**SET EXERCISE:**
From the entries below, copy every line where the string "this" appears.

====== WORKING DATA

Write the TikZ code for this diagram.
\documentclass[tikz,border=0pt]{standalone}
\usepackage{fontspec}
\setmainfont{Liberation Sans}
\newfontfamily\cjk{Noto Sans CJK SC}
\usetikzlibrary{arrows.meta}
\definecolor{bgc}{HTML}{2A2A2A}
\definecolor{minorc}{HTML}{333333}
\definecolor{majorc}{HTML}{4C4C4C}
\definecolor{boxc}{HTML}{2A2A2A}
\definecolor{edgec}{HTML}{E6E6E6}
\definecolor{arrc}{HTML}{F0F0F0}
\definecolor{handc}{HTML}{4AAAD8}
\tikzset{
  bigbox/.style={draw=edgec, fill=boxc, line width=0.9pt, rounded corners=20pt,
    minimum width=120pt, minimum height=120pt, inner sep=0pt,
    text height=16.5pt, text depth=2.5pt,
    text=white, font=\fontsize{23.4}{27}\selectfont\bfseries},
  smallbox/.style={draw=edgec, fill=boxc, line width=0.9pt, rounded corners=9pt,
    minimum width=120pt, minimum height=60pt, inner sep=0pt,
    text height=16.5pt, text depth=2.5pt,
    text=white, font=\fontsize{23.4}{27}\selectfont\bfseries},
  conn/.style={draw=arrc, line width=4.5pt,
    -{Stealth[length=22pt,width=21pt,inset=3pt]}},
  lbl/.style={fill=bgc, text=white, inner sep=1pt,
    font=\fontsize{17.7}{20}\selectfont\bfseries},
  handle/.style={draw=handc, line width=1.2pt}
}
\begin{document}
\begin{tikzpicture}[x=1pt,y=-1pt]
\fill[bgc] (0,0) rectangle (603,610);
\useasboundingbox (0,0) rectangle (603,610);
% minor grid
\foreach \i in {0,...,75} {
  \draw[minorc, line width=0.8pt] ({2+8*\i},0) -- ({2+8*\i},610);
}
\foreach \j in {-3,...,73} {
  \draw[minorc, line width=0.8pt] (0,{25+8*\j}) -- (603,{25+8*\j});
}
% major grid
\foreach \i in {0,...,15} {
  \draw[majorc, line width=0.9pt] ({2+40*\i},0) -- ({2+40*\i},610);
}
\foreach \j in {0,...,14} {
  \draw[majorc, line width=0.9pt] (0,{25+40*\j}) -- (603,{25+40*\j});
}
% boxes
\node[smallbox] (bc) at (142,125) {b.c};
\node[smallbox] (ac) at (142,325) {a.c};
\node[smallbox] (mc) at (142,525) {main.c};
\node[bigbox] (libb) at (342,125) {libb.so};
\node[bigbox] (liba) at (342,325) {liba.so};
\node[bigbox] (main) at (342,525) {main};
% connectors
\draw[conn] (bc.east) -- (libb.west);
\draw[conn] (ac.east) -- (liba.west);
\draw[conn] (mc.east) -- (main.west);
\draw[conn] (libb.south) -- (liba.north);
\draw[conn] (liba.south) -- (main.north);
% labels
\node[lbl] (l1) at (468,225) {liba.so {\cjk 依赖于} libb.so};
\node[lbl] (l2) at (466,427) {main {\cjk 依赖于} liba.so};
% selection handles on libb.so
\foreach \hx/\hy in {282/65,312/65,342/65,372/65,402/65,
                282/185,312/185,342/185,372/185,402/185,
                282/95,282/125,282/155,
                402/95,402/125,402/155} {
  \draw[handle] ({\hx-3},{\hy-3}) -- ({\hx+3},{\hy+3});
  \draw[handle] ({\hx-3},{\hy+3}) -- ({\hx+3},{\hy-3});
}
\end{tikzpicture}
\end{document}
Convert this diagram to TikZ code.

============

**ANSWER TO THE EXERCISE:**
Write the TikZ code for this diagram.
Convert this diagram to TikZ code.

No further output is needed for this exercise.